Deltares Aqua Monitor satellite view of land change at Davis Pond Freshwater Diversion outflow area. Green indicates surface water has been turned into land. Blue shows where land has been changed into surface water. A new scientific study says this diversion has built 1.32 square miles of new land during the past 20 years.
(Deltares Aqua Monitor/Google Earth)

The researchers have studied land loss for twenty years and so this new study comes with authority.

White and Day have been conducting research on Louisiana’s coastal erosion for decades. Couvillion has authored several studies using satellite and on-the-ground data for the USGS to detail the rates of coastal land loss.

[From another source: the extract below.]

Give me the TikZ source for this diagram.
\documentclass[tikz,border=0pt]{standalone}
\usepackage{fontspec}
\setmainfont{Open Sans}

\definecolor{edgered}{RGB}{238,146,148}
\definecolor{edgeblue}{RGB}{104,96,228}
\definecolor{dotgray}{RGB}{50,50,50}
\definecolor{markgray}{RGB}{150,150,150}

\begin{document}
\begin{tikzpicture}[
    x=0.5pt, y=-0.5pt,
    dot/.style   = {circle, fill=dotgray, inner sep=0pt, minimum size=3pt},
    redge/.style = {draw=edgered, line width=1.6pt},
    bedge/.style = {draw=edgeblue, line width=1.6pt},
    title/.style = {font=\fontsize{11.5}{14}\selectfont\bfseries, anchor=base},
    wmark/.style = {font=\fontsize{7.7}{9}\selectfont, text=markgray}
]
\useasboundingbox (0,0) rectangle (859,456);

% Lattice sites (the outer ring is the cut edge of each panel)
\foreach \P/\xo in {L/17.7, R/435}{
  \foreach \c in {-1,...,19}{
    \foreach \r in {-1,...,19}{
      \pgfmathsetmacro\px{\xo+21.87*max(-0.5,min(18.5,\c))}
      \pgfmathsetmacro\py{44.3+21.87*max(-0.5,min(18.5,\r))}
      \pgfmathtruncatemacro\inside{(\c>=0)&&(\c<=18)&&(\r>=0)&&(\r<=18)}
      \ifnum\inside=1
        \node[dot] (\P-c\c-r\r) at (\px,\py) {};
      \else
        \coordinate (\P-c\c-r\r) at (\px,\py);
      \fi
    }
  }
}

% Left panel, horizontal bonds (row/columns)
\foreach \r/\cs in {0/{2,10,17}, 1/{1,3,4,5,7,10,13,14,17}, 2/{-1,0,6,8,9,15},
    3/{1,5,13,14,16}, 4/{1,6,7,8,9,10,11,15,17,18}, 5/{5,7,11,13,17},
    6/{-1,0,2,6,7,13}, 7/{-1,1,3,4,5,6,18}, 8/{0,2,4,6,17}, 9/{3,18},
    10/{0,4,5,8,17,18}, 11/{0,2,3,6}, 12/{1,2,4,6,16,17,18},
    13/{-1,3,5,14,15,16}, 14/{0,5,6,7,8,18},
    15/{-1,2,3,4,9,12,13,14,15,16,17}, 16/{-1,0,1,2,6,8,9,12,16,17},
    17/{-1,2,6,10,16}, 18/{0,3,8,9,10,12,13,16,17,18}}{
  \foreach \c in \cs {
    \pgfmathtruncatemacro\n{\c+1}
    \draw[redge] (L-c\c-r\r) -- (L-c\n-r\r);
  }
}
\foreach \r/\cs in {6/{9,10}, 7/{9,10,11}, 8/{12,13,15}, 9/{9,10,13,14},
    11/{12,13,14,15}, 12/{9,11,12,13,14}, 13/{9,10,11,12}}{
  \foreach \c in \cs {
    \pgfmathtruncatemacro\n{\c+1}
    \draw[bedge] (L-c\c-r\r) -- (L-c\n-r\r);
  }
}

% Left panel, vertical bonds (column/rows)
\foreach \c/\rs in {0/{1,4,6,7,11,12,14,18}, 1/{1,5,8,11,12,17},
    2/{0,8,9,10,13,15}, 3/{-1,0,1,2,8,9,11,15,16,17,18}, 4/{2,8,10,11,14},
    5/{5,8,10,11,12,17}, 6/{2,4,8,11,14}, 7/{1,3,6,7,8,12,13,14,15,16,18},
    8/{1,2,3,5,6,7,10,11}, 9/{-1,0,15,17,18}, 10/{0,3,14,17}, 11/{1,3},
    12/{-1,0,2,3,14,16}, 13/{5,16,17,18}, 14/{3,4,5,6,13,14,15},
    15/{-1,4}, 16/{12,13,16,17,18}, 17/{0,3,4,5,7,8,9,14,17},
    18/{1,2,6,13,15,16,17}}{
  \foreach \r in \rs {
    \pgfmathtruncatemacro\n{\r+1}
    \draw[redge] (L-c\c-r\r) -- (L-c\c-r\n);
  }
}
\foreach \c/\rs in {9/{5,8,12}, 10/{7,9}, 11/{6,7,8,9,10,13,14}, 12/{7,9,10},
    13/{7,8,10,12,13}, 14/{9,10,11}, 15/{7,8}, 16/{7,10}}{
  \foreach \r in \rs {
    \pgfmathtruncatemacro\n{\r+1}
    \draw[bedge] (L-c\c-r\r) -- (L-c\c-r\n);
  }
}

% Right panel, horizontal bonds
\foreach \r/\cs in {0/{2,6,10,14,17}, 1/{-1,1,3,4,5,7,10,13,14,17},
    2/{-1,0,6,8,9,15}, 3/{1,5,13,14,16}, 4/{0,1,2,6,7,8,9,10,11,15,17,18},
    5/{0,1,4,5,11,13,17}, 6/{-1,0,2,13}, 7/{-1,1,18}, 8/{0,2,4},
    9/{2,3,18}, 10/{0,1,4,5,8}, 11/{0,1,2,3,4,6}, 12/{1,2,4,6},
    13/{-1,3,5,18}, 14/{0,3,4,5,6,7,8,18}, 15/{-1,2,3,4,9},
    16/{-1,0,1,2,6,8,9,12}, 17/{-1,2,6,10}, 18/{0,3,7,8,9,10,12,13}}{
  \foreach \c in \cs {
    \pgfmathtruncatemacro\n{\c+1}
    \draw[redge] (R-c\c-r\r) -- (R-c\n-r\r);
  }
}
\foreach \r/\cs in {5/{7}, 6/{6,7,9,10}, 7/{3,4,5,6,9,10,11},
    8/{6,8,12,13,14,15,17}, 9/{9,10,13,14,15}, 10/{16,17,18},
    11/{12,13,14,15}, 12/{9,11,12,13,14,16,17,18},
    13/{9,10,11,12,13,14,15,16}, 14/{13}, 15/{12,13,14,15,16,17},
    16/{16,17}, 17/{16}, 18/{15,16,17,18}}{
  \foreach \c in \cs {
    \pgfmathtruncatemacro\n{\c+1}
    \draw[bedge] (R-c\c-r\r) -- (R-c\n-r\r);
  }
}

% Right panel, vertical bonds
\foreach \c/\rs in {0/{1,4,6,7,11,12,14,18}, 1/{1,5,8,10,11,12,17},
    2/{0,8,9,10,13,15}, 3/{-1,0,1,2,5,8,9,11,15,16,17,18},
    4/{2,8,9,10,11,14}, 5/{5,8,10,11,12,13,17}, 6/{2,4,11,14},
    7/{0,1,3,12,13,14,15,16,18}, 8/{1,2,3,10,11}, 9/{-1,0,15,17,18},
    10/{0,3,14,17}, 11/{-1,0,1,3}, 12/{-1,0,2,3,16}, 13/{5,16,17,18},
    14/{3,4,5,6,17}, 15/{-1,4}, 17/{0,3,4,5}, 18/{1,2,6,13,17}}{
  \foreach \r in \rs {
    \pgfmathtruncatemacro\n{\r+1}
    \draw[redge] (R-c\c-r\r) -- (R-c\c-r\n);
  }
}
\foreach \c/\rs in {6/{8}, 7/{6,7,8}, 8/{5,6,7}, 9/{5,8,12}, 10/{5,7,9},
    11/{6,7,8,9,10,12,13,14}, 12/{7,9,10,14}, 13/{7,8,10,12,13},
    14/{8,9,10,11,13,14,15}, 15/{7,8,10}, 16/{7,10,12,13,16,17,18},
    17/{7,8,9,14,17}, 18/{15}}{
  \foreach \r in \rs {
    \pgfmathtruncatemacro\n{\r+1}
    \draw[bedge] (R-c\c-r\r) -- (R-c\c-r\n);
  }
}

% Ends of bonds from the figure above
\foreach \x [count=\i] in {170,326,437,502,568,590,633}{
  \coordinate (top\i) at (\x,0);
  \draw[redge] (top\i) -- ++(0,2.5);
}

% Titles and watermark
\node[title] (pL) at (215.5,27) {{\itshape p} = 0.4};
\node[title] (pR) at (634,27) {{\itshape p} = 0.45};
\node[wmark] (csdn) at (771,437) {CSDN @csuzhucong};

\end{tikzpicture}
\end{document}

In a 2017 paper, he found the coast’s loss rate had slowed between 2010 and 2018 to an average of a football field every 100 minutes. This new study’s findings directly contradict a 2019 study by different LSU researchers, led by coastal sciences professor Eugene Turner, that concluded both diversions caused more land erosion than land restoration. The new paper, and Couvillion in an interview, said Turner’s study inappropriately used USGS data from one of Couvillion’s earlier studies in determining loss rates for both diversions, resulting in inaccurate land measurements. The older paper also did not count land gained in Big Mar, a failed agricultural field into which the Caernarvon diversion empties and has been building land, the new study said. But equally important, Couvillion said, is that Turner’s paper does not adequately address the difference between the two freshwater diversions and the new diversion plans that will be designed to capture sediment to build new land. “First and foremost, I think the primary issue (with the Turner paper) is that Davis Pond and Caernarvon are freshwater introduction diversions,” Couvillion said. “They were not designed, nor are they operated to effectively capture and distribute sediment.”

The proposed locations of the Mid-Barataria and Mid-Breton Sediment Diversions. 
Coastal Protection and Restoration Authority

The two other diversions never got to the projected water flow but operated at one-fifth of it.

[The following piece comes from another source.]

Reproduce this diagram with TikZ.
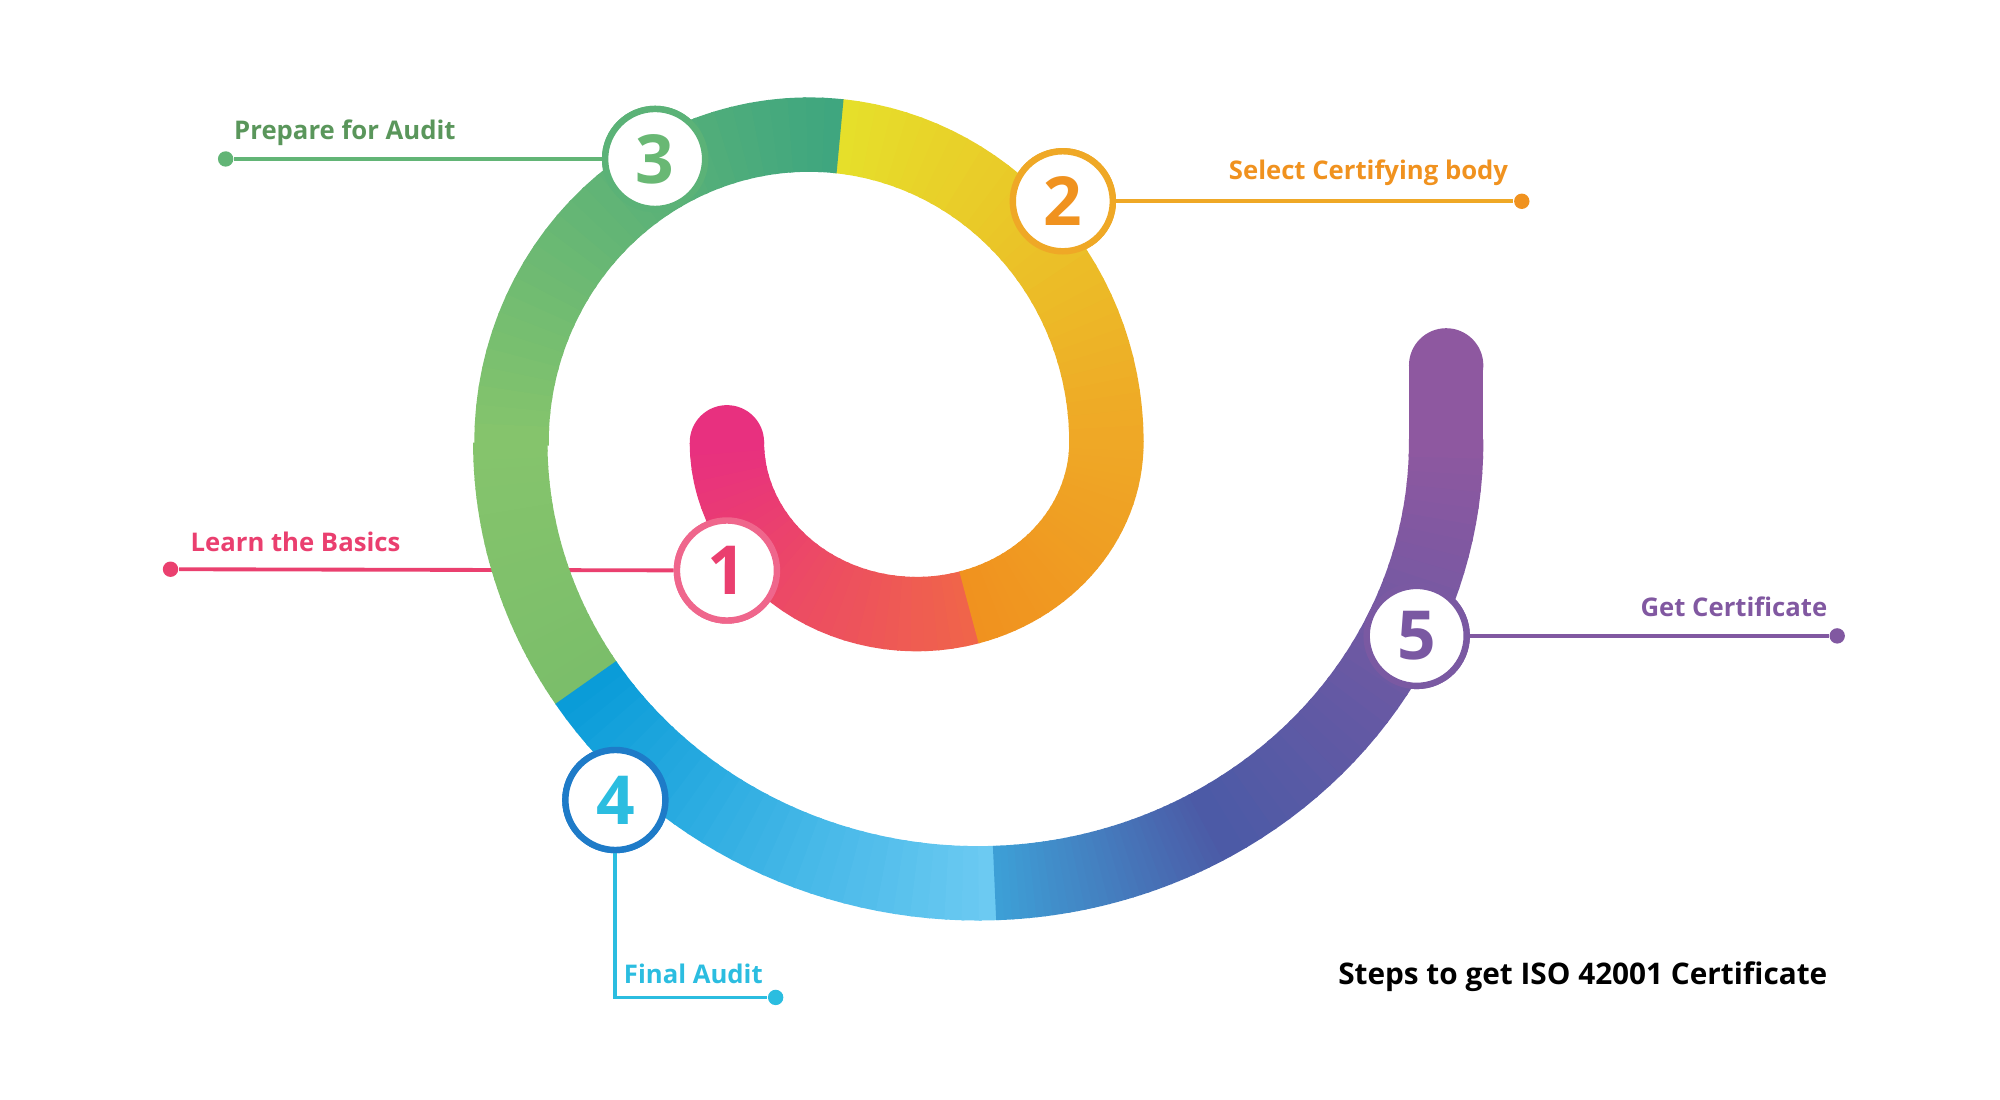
\documentclass[tikz,border=0pt]{standalone}
\usepackage{fontspec}
\setmainfont{Open Sans}
\usetikzlibrary{positioning}
\definecolor{cpink}{HTML}{E8307F}
\definecolor{cred}{HTML}{F0644A}
\definecolor{corange}{HTML}{F0921F}
\definecolor{cyelo}{HTML}{EFA826}
\definecolor{cyel}{HTML}{E6DF2A}
\definecolor{cteal}{HTML}{3FA67F}
\definecolor{cgreen}{HTML}{85C46C}
\definecolor{cgreenb}{HTML}{7BBE6A}
\definecolor{cblue}{HTML}{0A9CD8}
\definecolor{clblue}{HTML}{6CCAF2}
\definecolor{cpblue}{HTML}{3D9FD6}
\definecolor{cindigo}{HTML}{4C5AA6}
\definecolor{cpurple}{HTML}{8E58A0}
\definecolor{ccyan}{HTML}{2BBDE0}
\definecolor{cring}{HTML}{1E7BC8}
% draws one stretch of the band in small pieces
\newcommand{\bandseg}[8]{%
  \foreach \i in {0,...,29}{%
    \pgfmathsetmacro{\ta}{#5+(#6-#5)*\i/30}
    \pgfmathsetmacro{\tb}{#5+(#6-#5)*(\i+1.2)/30}
    \pgfmathtruncatemacro{\p}{100*\i/29}
    \draw[band, draw=#8!\p!#7] plot[domain=\ta:\tb, samples=4] ({#1+#3*cos(\x)},{#2+#4*sin(\x)});
  }}
\tikzset{
  band/.style={line width=0.58cm, line cap=butt},
  badge/.style={circle, draw=#1, fill=white, line width=0.05cm, minimum size=0.78cm, inner sep=0,
    font=\bfseries\fontsize{15}{15}\selectfont},
  lead/.style={draw=#1, line width=0.03cm},
  dot/.style={circle, fill=#1, inner sep=0, minimum size=0.12cm},
  lbl/.style={text=#1, font=\bfseries\fontsize{5.7}{7}\selectfont, inner sep=0}
}
\begin{document}
\begin{tikzpicture}[x=0.01cm, y=-0.01cm]
\useasboundingbox (0,0) rectangle (1560,858);

% leaders and end dots
\node[dot=cpink!70!cred] (d1) at (133,444) {};
\node[dot=corange] (d2) at (1187,157) {};
\node[dot=cteal!50!cgreen] (d3) at (176,124) {};
\node[dot=ccyan] (d4) at (605,778) {};
\node[dot=cpurple!80!cindigo] (d5) at (1433,496) {};
\coordinate (k4) at (480,778);

\node[badge=cpink!70!cred!80!white, text=cpink!70!cred] (b1) at (567,445) {1};
\node[badge=cyelo, text=corange] (b2) at (829,157) {2};
\node[badge=cteal!60!cgreen, text=cteal!40!cgreen] (b3) at (511,124) {3};
\node[badge=cring, text=ccyan] (b4) at (480,624) {4};
\node[badge=cpurple!70!cindigo, text=cpurple!70!cindigo] (b5) at (1105,496) {5};

\draw[lead=cpink!70!cred] (b1) -- (d1);
\draw[lead=cyelo] (b2) -- (d2);
\draw[lead=cteal!50!cgreen] (b3) -- (d3);
\draw[lead=ccyan] (b4) -- (k4) -- (d4);
\draw[lead=cpurple!80!cindigo] (b5) -- (d5);

% the spiral band
\fill[cpink] (567,345) circle (29);
\bandseg{715}{345}{148}{134}{180}{74}{cpink}{cred}
\bandseg{715}{345}{148}{134}{74}{0}{corange}{cyelo}
\bandseg{631}{345}{232}{240}{0}{-84}{cyelo}{cyel}
\bandseg{631}{345}{232}{240}{-84}{-180}{cteal}{cgreen}
\bandseg{763}{345}{365}{344}{180}{147}{cgreen}{cgreenb}
\bandseg{763}{345}{365}{344}{147}{88}{cblue}{clblue}
\bandseg{763}{345}{365}{344}{88}{60}{cpblue}{cindigo}
\bandseg{763}{345}{365}{344}{60}{0}{cindigo}{cpurple}
\draw[band, draw=cpurple] (1128,346) -- (1128,285);
\fill[cpurple] (1128,285) circle (29);

% badges on top
\node[badge=cpink!70!cred!80!white, text=cpink!70!cred] at (b1) {1};
\node[badge=cyelo, text=corange] at (b2) {2};
\node[badge=cteal!60!cgreen, text=cteal!40!cgreen] at (b3) {3};
\node[badge=cring, text=ccyan] at (b4) {4};
\node[badge=cpurple!70!cindigo, text=cpurple!70!cindigo] at (b5) {5};

% labels
\node[lbl=cpink!70!cred, anchor=base west] (t1) at (148,430) {Learn the Basics};
\node[lbl=corange, anchor=base east] (t2) at (1177,140) {Select Certifying body};
\node[lbl=cteal!30!cgreen!80!black, anchor=base west] (t3) at (182,109) {Prepare for Audit};
\node[lbl=ccyan, anchor=base west] (t4) at (486,767) {Final Audit};
\node[lbl=cpurple!80!cindigo, anchor=base east] (t5) at (1426,481) {Get Certificate};
\node[lbl=black, font=\bfseries\fontsize{6.6}{8}\selectfont, anchor=base east] (tt) at (1426,768) {Steps to get ISO 42001 Certificate};
\end{tikzpicture}
\end{document}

The two freshwater diversions were designed to deliver as much as 10,000 cubic feet per second of freshwater taken from the upper level of the Mississippi River as it flows by, but both have rarely been operated at more than 2,000 cubic feet per second. Those two diversions were designed to freshen water at the far ends of their prospective basins to support the operation of public oyster seed beds. While it was hoped both would also improve the health of wetlands and grow new land, because of federal rules in place at the time, permit approvals were largely based on the dollar value of improvements in the oyster beds being designed to outweigh the cost of the diversions. The Mid-Barataria diversion has been touted as a land-building tool, and is being designed to capture as much sediment as possible, with an intake structure that will reach lower levels of the river where more sediment is carried. It will deliver 75,000 cubic feet per second of sediment and freshwater into the Barataria Basin near Myrtle Grove. The project is awaiting a final decision by the Army Corps of Engineers on whether to issue operating permits, following the release of a final environmental impact statement earlier this year.

This map shows the expected land gain resulting from operation of the Mid-Barataria Sediment Diversion through 2070.
(Army Corps of Engineers)

The study agreed with the estimate of the new land but it will also help wetlands.

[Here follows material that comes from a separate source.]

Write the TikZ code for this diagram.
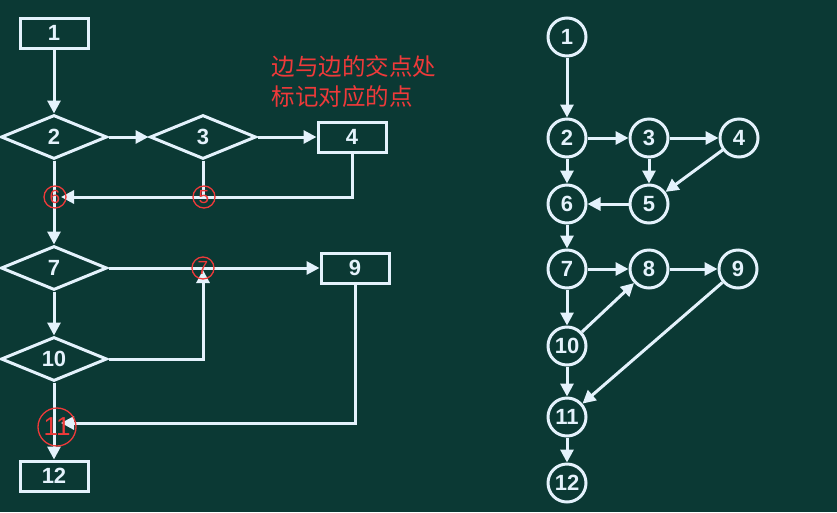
\documentclass[tikz,border=0pt]{standalone}
\usepackage{fontspec}
\setmainfont{Liberation Sans}
\newfontfamily\cjk{Noto Sans CJK SC}
\usetikzlibrary{arrows.meta,shapes.geometric}
\definecolor{bg}{RGB}{11,57,52}
\definecolor{wl}{RGB}{228,242,252}
\definecolor{rd}{RGB}{238,58,58}
\begin{document}
\begin{tikzpicture}[x=1pt,y=-1pt,
  every node/.style={text=wl, font=\bfseries\fontsize{22}{22}\selectfont},
  wline/.style={draw=wl, line width=3pt},
  arr/.style={wline, -{Triangle[length=13pt,width=13pt]}},
  box/.style={wline, rectangle, minimum width=68pt, minimum height=30pt, inner sep=0pt},
  dia/.style={wline, diamond, minimum width=106pt, minimum height=44pt, inner sep=0pt},
  vtx/.style={wline, circle, minimum size=38pt, inner sep=0pt},
  redc/.style={draw=rd, line width=1.3pt, circle, minimum size=22pt, inner sep=0pt, text=rd, font=\fontsize{19}{19}\selectfont},
]
\fill[bg] (0,0) rectangle (837,512);
\useasboundingbox (0,0) rectangle (837,512);

% ---------- left flowchart ----------
\node[box] (b1) at (54,33) {1};
\node[dia] (d2) at (54,137) {2};
\node[dia] (d3) at (203,137) {3};
\node[box] (b4) at (352,137) {4};
\node[dia] (d7) at (54,268) {7};
\node[box] (b9) at (355,268) {9};
\node[dia] (d10) at (54,359) {10};
\node[box] (b12) at (54,476) {12};

\coordinate (j6) at (61,197);
\coordinate (j5) at (203,197);
\coordinate (j7) at (203,270);
\coordinate (j11) at (61,423);

\draw[arr] (b1.south) -- (d2.north);
\draw[arr] (d2.east) -- (d3.west);
\draw[arr] (d3.east) -- (b4.west);
\draw[arr] (b4.south) |- (j6);
\draw[wline] (d3.south) -- (j5);
\draw[arr] (d2.south) -- (d7.north);
\draw[arr] (d7.east) -- (b9.west);
\draw[arr] (d10.east) -| (j7);
\draw[arr] (d7.south) -- (d10.north);
\draw[arr] (b9.south) |- (j11);
\draw[arr] (d10.south) -- (b12.north);

\node[redc] (r6) at (55,197) {6};
\node[redc] (r5) at (204,197) {5};
\node[redc] (r7) at (203,268) {7};
\node[redc, minimum size=38pt, font=\fontsize{26}{26}\selectfont] (r11) at (57,427) {11};

\node[text=rd, font=\cjk\fontsize{23.5}{30}\selectfont, align=left, anchor=west] (note) at (268,82) {边与边的交点处\\标记对应的点};

% ---------- right graph ----------
\node[vtx] (v1) at (567,37) {1};
\node[vtx] (v2) at (567,138) {2};
\node[vtx] (v3) at (649,138) {3};
\node[vtx] (v4) at (739,138) {4};
\node[vtx] (v6) at (567,204) {6};
\node[vtx] (v5) at (649,204) {5};
\node[vtx] (v7) at (567,269) {7};
\node[vtx] (v8) at (649,269) {8};
\node[vtx] (v9) at (738,269) {9};
\node[vtx] (v10) at (567,346) {10};
\node[vtx] (v11) at (567,417) {11};
\node[vtx] (v12) at (567,483) {12};

\draw[arr] (v1) -- (v2);
\draw[arr] (v2) -- (v3);
\draw[arr] (v3) -- (v4);
\draw[arr] (v2) -- (v6);
\draw[arr] (v3) -- (v5);
\draw[arr] (v4) -- (v5);
\draw[arr] (v5) -- (v6);
\draw[arr] (v6) -- (v7);
\draw[arr] (v7) -- (v8);
\draw[arr] (v8) -- (v9);
\draw[arr] (v7) -- (v10);
\draw[arr] (v10) -- (v8);
\draw[arr] (v10) -- (v11);
\draw[arr] (v9) -- (v11);
\draw[arr] (v11) -- (v12);
\end{tikzpicture}
\end{document}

That environmental report agreed with the project’s design team that it will create about 20 square miles of land during its first 50 years of operation, while also increasing the lifetime of both existing wetlands and new wetlands built by the state through dredging and pumping of sediment from the river through pipelines. Turner, however, still says his study provides a more accurate portrayal of the two diversions as causing land loss in the two basins. He said the new paper fails to compare land gain and loss from the diversions to areas without diversions. He also said the area reviewed in the new paper for Davis Pond was 15% smaller and for Caernarvon was 33% smaller than the corresponding areas in his paper. However, the new paper also cites similar results for land gain in the basins of the two diversions between 1985 and 2016 measured by the Netherlands-based Deltares water research program with its Aqua Monitor, which uses satellite imagery to map changes in water coverage around the world.  And Couvillion said Turner’s paper was still flawed because the data it used from his earlier paper was not meant to be used for the analysis of long-term trends. The data used by Turner came from satellite imagery with a resolution of 30 meters, he said, meaning each pixel or dot on the satellite photo is 30 meters on each side, about the same size as an average residential lot. “It would be somewhat like measuring the diameter of a hair with a ruler,” he said. “It is simply the wrong tool for the job.”

These graphics chart land loss and gain in the outflow area of the Caernarvon Freshwater Diversion. The left chart excludes land gains in the failed Big Mar agricultural area, where water from the diversion first enters the Breton Sound basin. The right chart includes Big Mar land gains, as detailed in a new study by researchers at Louisiana State University and the U.S. Geological Survey.
(Graphic courtesy Elsevier Ecological Engineering)

Wetland environments are not stable but are ever changing.

And wetland environments are always changing, meaning comparisons of single views of the wetlands to determine trends can be problematical. “If one were to produce an estimate of coastal wetland area in Louisiana from satellite images taken today, and another tomorrow, the estimates would be different,” he said. “It is more appropriate to provide multiple estimates of wetland area and use statistical analysis to provide not only a mean, or fitted, estimate of wetland area on a specific date, but also, and importantly, an uncertainty range of your estimate.” The new paper used estimates of wetland area at smaller than pixel sizes, based on almost 200 satellite observations in a statistical analysis of wetland change based on pre- and post-diversion operations to come up with both the estimated land gain and an estimate of the uncertainty of that measurement. Couvillion also disagreed with Turner’s contention that the diversion area changes should have been compared to a “control” area, arguing there often is no suitable control area for comparison, in part because many other factors come into play as causes of erosion.

Dueling professors or is it the new guard taking over. But they both can’t be right.